A block of data
○ ○ ○

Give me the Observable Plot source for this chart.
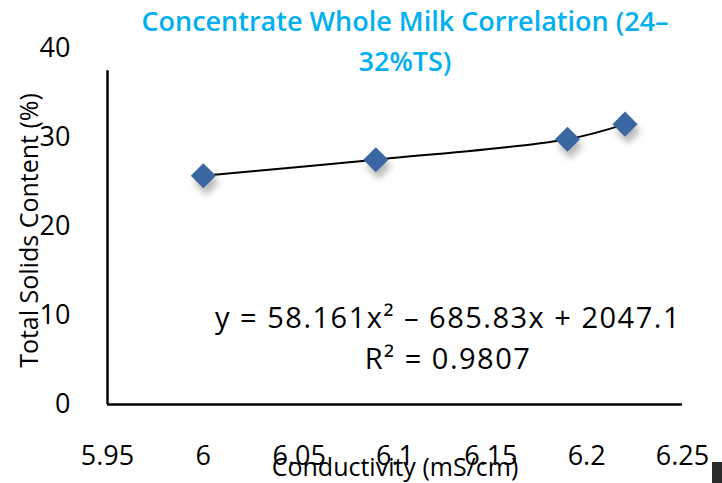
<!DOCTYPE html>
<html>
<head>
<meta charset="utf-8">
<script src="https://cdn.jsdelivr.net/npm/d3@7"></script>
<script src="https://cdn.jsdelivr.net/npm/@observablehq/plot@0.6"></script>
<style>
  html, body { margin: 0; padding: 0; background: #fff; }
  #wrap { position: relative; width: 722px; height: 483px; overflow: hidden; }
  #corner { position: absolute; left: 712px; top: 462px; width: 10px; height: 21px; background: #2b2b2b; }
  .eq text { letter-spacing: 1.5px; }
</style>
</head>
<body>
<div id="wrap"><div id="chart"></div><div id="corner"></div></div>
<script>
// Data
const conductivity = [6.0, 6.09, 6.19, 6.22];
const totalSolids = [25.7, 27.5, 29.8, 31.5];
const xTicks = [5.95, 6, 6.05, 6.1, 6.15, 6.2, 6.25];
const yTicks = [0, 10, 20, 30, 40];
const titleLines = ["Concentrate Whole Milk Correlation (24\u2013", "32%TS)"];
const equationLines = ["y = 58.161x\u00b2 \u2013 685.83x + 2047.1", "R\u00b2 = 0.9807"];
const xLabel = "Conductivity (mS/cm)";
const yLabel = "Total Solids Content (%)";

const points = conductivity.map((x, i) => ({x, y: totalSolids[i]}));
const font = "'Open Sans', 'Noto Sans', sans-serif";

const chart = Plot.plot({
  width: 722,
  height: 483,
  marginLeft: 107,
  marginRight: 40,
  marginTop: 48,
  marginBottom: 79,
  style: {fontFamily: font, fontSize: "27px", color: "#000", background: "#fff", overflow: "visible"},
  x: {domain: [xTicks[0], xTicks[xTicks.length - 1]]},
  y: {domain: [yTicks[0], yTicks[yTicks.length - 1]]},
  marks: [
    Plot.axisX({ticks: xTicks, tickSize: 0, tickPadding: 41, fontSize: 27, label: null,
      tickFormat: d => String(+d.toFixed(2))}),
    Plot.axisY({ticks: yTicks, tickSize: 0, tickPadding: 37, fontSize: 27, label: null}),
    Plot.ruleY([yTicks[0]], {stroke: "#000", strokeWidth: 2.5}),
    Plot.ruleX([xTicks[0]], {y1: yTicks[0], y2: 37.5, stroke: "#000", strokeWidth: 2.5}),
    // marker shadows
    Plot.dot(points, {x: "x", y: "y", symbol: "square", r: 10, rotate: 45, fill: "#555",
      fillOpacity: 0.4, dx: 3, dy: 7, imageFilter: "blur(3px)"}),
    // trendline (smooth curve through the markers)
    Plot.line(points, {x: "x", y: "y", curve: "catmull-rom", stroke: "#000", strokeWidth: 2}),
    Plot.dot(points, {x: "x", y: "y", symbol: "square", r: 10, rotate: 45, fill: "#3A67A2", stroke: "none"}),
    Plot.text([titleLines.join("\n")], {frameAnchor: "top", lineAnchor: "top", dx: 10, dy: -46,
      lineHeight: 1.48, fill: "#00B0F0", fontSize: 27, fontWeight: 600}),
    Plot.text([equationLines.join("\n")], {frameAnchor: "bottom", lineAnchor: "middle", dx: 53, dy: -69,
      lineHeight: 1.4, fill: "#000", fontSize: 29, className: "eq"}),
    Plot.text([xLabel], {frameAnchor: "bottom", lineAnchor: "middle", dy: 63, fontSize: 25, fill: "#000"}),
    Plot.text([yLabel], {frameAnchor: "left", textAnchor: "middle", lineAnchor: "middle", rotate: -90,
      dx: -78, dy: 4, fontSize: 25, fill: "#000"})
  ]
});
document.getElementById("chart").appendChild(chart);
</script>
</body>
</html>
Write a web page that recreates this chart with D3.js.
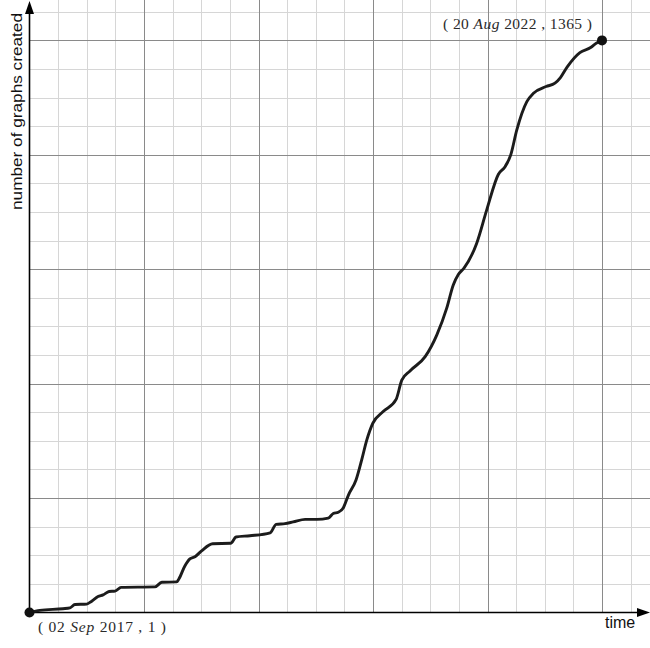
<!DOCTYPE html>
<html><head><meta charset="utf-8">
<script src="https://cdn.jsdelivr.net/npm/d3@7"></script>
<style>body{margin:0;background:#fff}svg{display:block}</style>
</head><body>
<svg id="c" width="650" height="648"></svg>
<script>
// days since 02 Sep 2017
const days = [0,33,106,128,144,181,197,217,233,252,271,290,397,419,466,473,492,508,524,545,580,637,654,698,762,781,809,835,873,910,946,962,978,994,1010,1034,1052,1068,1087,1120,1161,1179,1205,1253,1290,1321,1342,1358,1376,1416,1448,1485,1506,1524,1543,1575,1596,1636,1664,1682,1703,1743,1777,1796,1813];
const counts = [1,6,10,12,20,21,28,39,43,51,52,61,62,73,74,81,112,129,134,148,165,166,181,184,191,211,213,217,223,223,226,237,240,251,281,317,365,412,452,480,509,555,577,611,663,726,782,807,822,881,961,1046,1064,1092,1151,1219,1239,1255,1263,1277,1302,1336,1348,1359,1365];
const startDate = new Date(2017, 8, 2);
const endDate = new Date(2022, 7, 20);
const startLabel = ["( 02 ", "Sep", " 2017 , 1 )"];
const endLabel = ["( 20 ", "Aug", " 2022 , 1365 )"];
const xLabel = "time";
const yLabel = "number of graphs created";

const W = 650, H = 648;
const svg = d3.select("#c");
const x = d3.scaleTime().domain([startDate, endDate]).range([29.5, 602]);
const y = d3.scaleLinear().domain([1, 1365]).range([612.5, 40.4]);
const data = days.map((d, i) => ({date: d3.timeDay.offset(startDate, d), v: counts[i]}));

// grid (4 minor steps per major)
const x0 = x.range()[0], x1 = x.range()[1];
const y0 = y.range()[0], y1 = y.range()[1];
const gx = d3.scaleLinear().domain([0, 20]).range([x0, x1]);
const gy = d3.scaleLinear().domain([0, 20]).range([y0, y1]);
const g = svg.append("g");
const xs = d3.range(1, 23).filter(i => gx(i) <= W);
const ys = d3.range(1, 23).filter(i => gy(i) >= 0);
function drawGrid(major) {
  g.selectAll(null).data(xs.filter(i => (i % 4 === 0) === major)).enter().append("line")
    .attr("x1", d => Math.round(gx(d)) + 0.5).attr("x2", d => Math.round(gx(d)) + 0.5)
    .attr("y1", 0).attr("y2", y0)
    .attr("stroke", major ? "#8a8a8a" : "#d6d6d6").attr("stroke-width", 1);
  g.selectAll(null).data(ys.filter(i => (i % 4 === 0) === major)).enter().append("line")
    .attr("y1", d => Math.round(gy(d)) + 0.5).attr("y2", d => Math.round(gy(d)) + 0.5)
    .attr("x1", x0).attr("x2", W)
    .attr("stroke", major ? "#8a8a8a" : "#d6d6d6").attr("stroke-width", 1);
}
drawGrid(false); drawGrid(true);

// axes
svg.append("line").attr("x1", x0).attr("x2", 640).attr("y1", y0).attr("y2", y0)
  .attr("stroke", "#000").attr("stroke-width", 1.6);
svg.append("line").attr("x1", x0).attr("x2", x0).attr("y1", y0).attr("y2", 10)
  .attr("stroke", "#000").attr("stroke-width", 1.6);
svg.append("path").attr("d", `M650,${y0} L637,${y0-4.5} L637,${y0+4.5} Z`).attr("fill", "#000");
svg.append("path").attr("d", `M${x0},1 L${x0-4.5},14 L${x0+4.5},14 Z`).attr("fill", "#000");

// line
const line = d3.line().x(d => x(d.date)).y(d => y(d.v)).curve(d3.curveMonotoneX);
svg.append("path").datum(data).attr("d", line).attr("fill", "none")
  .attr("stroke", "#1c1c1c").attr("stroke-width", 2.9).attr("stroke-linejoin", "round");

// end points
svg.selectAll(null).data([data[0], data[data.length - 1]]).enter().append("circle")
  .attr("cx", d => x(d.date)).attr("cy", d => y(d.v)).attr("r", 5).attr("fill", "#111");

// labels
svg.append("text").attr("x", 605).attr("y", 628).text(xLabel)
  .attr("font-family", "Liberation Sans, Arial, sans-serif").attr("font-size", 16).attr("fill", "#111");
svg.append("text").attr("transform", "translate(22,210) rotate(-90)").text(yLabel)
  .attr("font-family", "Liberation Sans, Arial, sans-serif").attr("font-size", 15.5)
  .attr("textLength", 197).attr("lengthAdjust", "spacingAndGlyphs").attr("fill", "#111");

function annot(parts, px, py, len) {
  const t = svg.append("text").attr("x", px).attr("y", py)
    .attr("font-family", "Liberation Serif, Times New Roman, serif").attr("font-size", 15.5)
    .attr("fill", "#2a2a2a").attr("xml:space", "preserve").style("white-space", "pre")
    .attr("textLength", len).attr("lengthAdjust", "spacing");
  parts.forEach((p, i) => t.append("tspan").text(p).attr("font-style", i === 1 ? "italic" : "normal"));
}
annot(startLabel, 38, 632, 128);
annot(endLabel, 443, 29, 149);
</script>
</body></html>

○ ○ ○

Go through the entries above and pull out each line with "chart" in it.

Task solution:
Give me the Observable Plot source for this chart.
<div id="wrap"><div id="chart"></div><div id="corner"></div></div>
const chart = Plot.plot({
document.getElementById("chart").appendChild(chart);
Write a web page that recreates this chart with D3.js.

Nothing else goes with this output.